A common way to write the equation of a line is $$y = (\text{slope})x + (\text{y-intercept})$$.
From our previous calculations, we found the slope is $$-\frac{5}{4}$$.
From the given point (0,5), we identified that the y-intercept is 5.
Substituting these values into the form, we get:
$$y = -\frac{5}{4}x + 5$$.

**step5** Converting to standard form with integer coefficients

The standard form of a linear equation is $$Ax + By = C$$, where A, B, and C are integers (whole numbers).
Our current equation is $$y = -\frac{5}{4}x + 5$$.

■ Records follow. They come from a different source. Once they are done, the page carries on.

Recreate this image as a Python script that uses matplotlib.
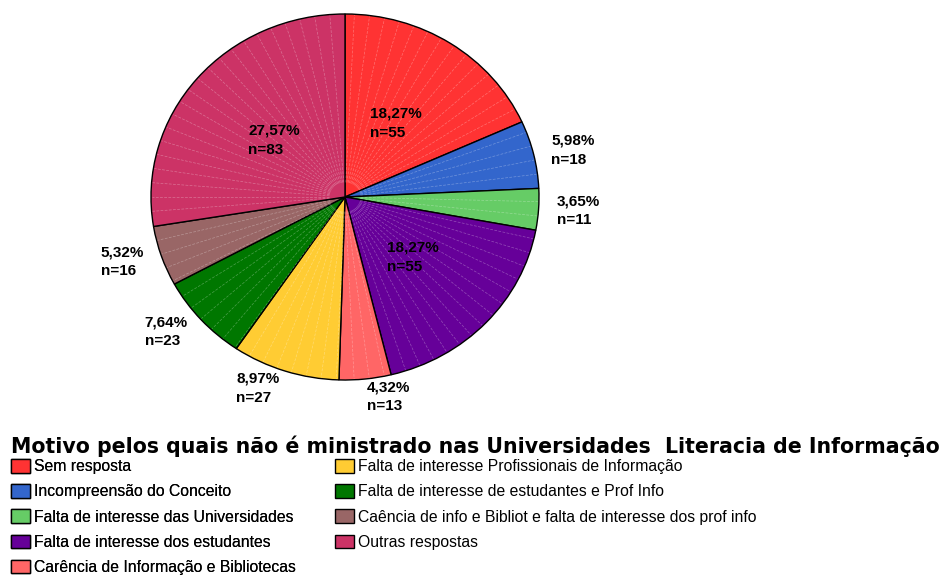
import matplotlib.pyplot as plt
from matplotlib.patches import Rectangle
import numpy as np

plt.rcParams['font.family'] = ['Liberation Sans', 'DejaVu Sans']

categories = ["Sem resposta", "Incompreensão do Conceito", "Falta de interesse das Universidades",
              "Falta de interesse dos estudantes", "Carência de Informação e Bibliotecas",
              "Falta de interesse Profissionais de Informação", "Falta de interesse de estudantes e Prof Info",
              "Caência de info e Bibliot e falta de interesse dos prof info", "Outras respostas"]
counts = [55, 18, 11, 55, 13, 27, 23, 16, 83]
pct_labels = ["18,27%", "5,98%", "3,65%", "18,27%", "4,32%", "8,97%", "7,64%", "5,32%", "27,57%"]
colors = ["#FF3333", "#3366CC", "#66CC66", "#660099", "#FF6666",
          "#FFCC33", "#007700", "#996666", "#CC3366"]
title = "Motivo pelos quais não é ministrado nas Universidades  Literacia de Informação"

W, H = 947, 579
fig = plt.figure(figsize=(W / 100, H / 100), dpi=100)

# pie area (slightly elliptical like the original)
cx, cy, rx, ry = 345, 197, 194, 183
ax = fig.add_axes([(cx - rx) / W, 1 - (cy + ry) / H, 2 * rx / W, 2 * ry / H])
wedges, _ = ax.pie(counts, colors=colors, startangle=90, counterclock=False,
                   wedgeprops=dict(edgecolor="black", linewidth=1.0))
ax.set_aspect('auto')
ax.set_xlim(-1, 1)
ax.set_ylim(-1, 1)
ax.axis('off')

# faint texture lines inside each slice
step = 4.5
for w in wedges:
    for a in np.arange(w.theta1 + step, w.theta2 - 0.5, step):
        t = np.deg2rad(a)
        ax.plot([0.08 * np.cos(t), 0.995 * np.cos(t)], [0.08 * np.sin(t), 0.995 * np.sin(t)],
                color="white", lw=0.5, alpha=0.3, ls=(0, (4, 2)), zorder=3)

total = sum(counts)
gap = 18  # px outside the rim for small slices
for w, c, p in zip(wedges, counts, pct_labels):
    mid = np.deg2rad((w.theta1 + w.theta2) / 2)
    co, si = np.cos(mid), np.sin(mid)
    txt = f"{p}\nn={c}"
    kw = dict(fontsize=11, fontweight="bold", linespacing=1.45, multialignment="left",
              zorder=5, clip_on=False, va="center")
    if c / total > 0.15:
        ax.text(0.48 * co, 0.48 * si, txt, ha="center", **kw)
    else:
        ax.text(co * (1 + gap / rx), si * (1 + gap / ry), txt,
                ha="left" if co >= 0 else "right", **kw)

fig.text(11 / W, 1 - 453 / H, title, fontsize=14.8, fontweight="bold", ha="left",
         va="baseline", family="DejaVu Sans")

handles = [Rectangle((0, 0), 1, 1, facecolor=c, edgecolor="black", lw=1.0) for c in colors]
common = dict(frameon=False, fontsize=11.3, handlelength=1.2, handleheight=0.95,
              handletextpad=0.25, labelspacing=0.64, borderpad=0, borderaxespad=0,
              loc="upper left")
leg1 = fig.legend(handles[:5], categories[:5], bbox_to_anchor=(11 / W, 1 - 459 / H), **common)
fig.add_artist(leg1)
fig.legend(handles[5:], categories[5:], bbox_to_anchor=(335 / W, 1 - 459 / H), **common)

fig.savefig("out.png", dpi=100)
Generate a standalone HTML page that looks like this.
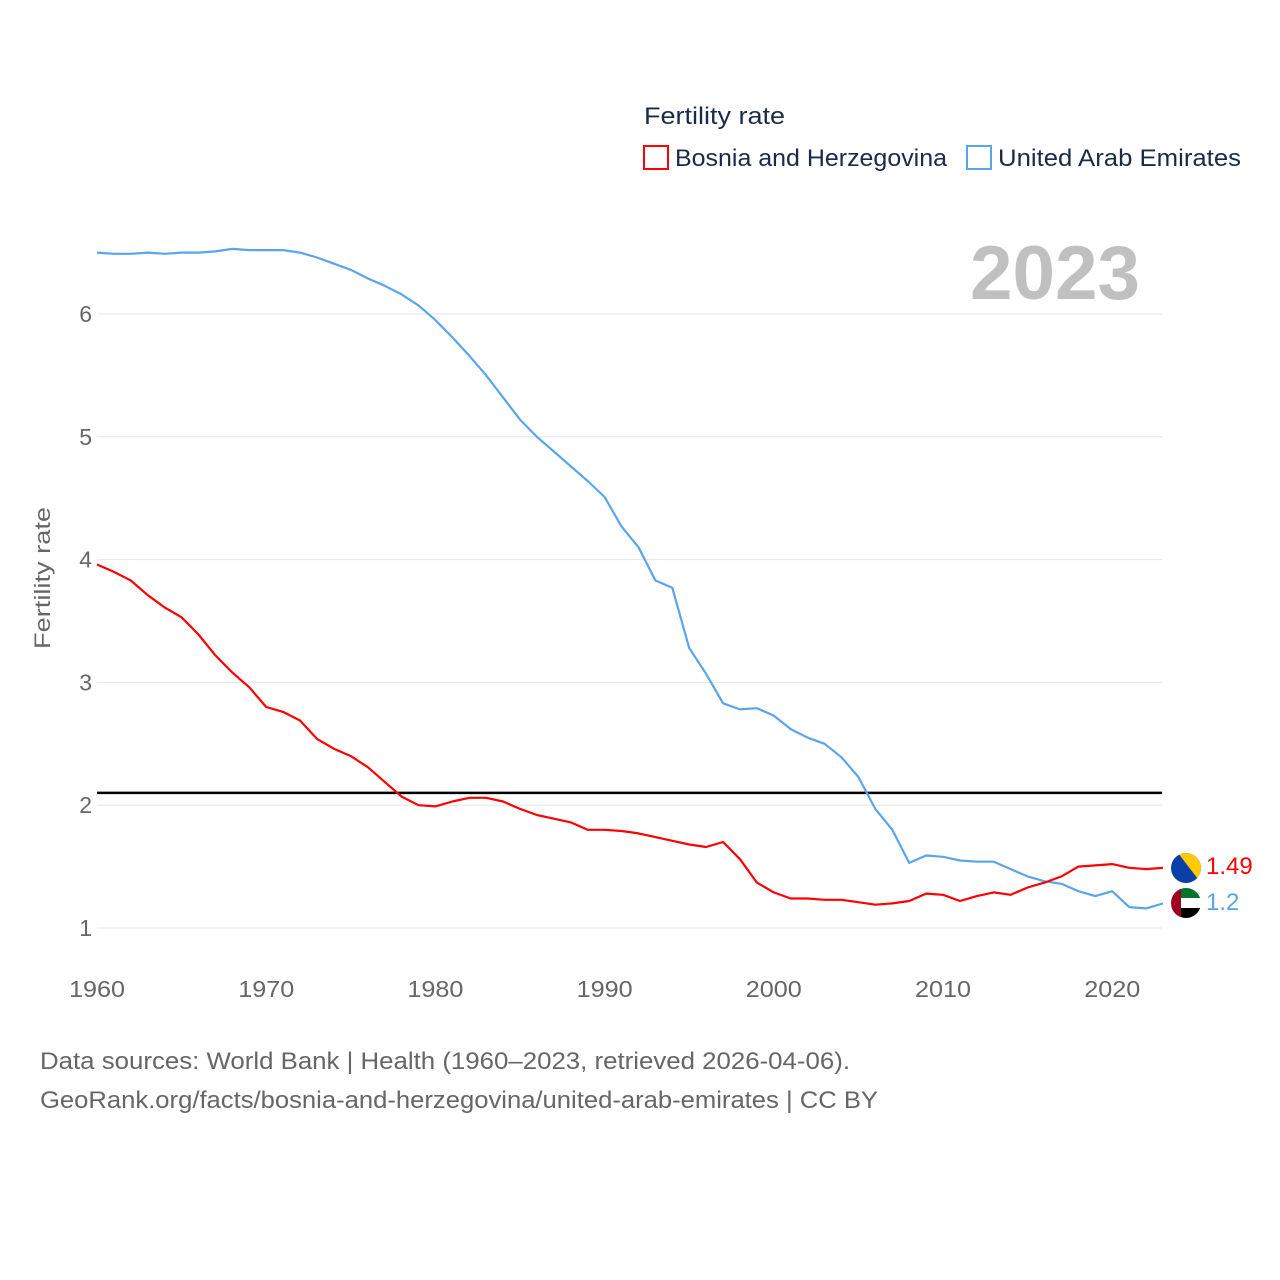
<!DOCTYPE html>
<html><head><meta charset="utf-8"><style>
html,body{margin:0;padding:0;background:#fff;}
svg{display:block;font-family:"Liberation Sans",sans-serif;}
</style></head><body>
<svg id="chart" width="1280" height="1280" viewBox="0 0 1280 1280">
<g id="grid"></g>
<g id="yticks"></g>
<g id="xticks"></g>
<text x="1140" y="299" text-anchor="end" font-size="76" font-weight="bold" fill="#c0c0c0" textLength="170" lengthAdjust="spacingAndGlyphs">2023</text>
<text transform="translate(50,578) rotate(-90)" text-anchor="middle" font-size="22" fill="#666" textLength="142" lengthAdjust="spacingAndGlyphs">Fertility rate</text>
<line id="refline" stroke="#000" stroke-width="2.5"></line>
<g id="series"></g>
<g>
<text x="644" y="124" font-size="24" fill="#1a2b4a" textLength="141" lengthAdjust="spacingAndGlyphs">Fertility rate</text>
<rect x="644" y="146" width="24" height="23" fill="none" stroke="#f00" stroke-width="2"></rect>
<text x="675" y="166" font-size="24" fill="#1a2b4a" textLength="272" lengthAdjust="spacingAndGlyphs">Bosnia and Herzegovina</text>
<rect x="967" y="146" width="24" height="23" fill="none" stroke="#5aa5ea" stroke-width="2"></rect>
<text x="998" y="166" font-size="24" fill="#1a2b4a" textLength="243" lengthAdjust="spacingAndGlyphs">United Arab Emirates</text>
</g>
<g>
<clipPath id="c1"><circle cx="1186" cy="868" r="15"/></clipPath>
<g clip-path="url(#c1)"><rect x="1171" y="853" width="30" height="30" fill="#0a3fa8"/><polygon points="1178,853 1201,853 1201,883" fill="#fecb00"/></g>
</g>
<g>
<clipPath id="c2"><circle cx="1186" cy="903" r="15"/></clipPath>
<g clip-path="url(#c2)"><rect x="1171" y="888" width="30" height="10" fill="#00732f"/><rect x="1171" y="898" width="30" height="10" fill="#fff"/><rect x="1171" y="908" width="30" height="10" fill="#000"/><rect x="1171" y="888" width="10" height="30" fill="#a00020"/></g>
</g>
<text id="lblB" x="1206" y="874" font-size="24" fill="#f00">1.49</text>
<text id="lblU" x="1206" y="910" font-size="24" fill="#5aa5ea">1.2</text>
<text x="40" y="1069" font-size="24" fill="#666" textLength="810" lengthAdjust="spacingAndGlyphs">Data sources: World Bank | Health (1960–2023, retrieved 2026-04-06).</text>
<text x="40" y="1108" font-size="24" fill="#666" textLength="838" lengthAdjust="spacingAndGlyphs">GeoRank.org/facts/bosnia-and-herzegovina/united-arab-emirates | CC BY</text>
</svg>
<script>
const years = [];
for (let y = 1960; y <= 2023; y++) years.push(y);
const bosnia = [3.96,3.90,3.83,3.71,3.61,3.53,3.39,3.22,3.08,2.96,2.80,2.76,2.69,2.54,2.46,2.40,2.31,2.19,2.07,2.00,1.99,2.03,2.06,2.06,2.03,1.97,1.92,1.89,1.86,1.80,1.80,1.79,1.77,1.74,1.71,1.68,1.66,1.70,1.56,1.37,1.29,1.24,1.24,1.23,1.23,1.21,1.19,1.20,1.22,1.28,1.27,1.22,1.26,1.29,1.27,1.33,1.37,1.42,1.50,1.51,1.52,1.49,1.48,1.49];
const uae = [6.50,6.49,6.49,6.50,6.49,6.50,6.50,6.51,6.53,6.52,6.52,6.52,6.50,6.46,6.41,6.36,6.29,6.23,6.16,6.07,5.95,5.81,5.66,5.50,5.32,5.14,5.00,4.88,4.76,4.64,4.51,4.27,4.10,3.83,3.77,3.28,3.07,2.83,2.78,2.79,2.73,2.62,2.55,2.50,2.39,2.23,1.97,1.80,1.53,1.59,1.58,1.55,1.54,1.54,1.48,1.42,1.38,1.36,1.30,1.26,1.30,1.17,1.16,1.20];
const yTicks = [1,2,3,4,5,6];
const xTicks = [1960,1970,1980,1990,2000,2010,2020];
const refValue = 2.1;
const NS = "http://www.w3.org/2000/svg";
const X = yr => 97 + (yr - 1960) * (1163 - 97) / 63;
const Y = v => 928 - (v - 1) * (928 - 314) / 5;
function mk(tag, attrs, parent) { const e = document.createElementNS(NS, tag); for (const k in attrs) e.setAttribute(k, attrs[k]); parent.appendChild(e); return e; }
const grid = document.getElementById('grid'), yt = document.getElementById('yticks'), xt = document.getElementById('xticks');
yTicks.forEach(t => {
  const l = mk('line', {x1: 97, x2: 1162, y1: Y(t), y2: Y(t), stroke: '#e6e6e6', 'stroke-width': 1}, grid);
  
  
  const tx = mk('text', {x: 92, y: Y(t) + 8, 'text-anchor': 'end', 'font-size': 23, fill: '#666'}, yt);
  tx.textContent = t;
  
  
});
xTicks.forEach(t => {
  const tx = mk('text', {x: X(t), y: 997, 'text-anchor': 'middle', 'font-size': 23, fill: '#666', textLength: 56, lengthAdjust: 'spacingAndGlyphs'}, xt);
  tx.textContent = t;
  
  
});
const rl = document.getElementById('refline');
rl.setAttribute('x1', 97); rl.setAttribute('x2', 1162); rl.setAttribute('y1', Y(refValue)); rl.setAttribute('y2', Y(refValue));
const sg = document.getElementById('series');
[[uae, '#5aa5ea', 'line-uae'], [bosnia, '#f00', 'line-bosnia']].forEach(([d, c, n]) => {
  const pts = d.map((v, i) => X(years[i]).toFixed(1) + ',' + Y(v).toFixed(1)).join(' ');
  const p = mk('polyline', {points: pts, fill: 'none', stroke: c, 'stroke-width': 2.2, 'stroke-linejoin': 'round'}, sg);
  
  
});
document.getElementById('lblB').textContent = bosnia[bosnia.length - 1];
document.getElementById('lblU').textContent = uae[uae.length - 1];
</script>
</body></html>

To eliminate the fraction in the equation, we multiply every term on both sides by the denominator of the fraction, which is 4:
$$4 \times y = 4 \times \left(-\frac{5}{4}x\right) + 4 \times 5$$
This simplifies to:
$$4y = -5x + 20$$
To arrange the equation into the standard form ($$Ax + By = C$$), we need to move the x-term to the left side of the equation. We can do this by adding $$5x$$ to both sides of the equation:
$$5x + 4y = 20$$
This is the equation of the line that passes through the given two points, written in standard form with integer coefficients.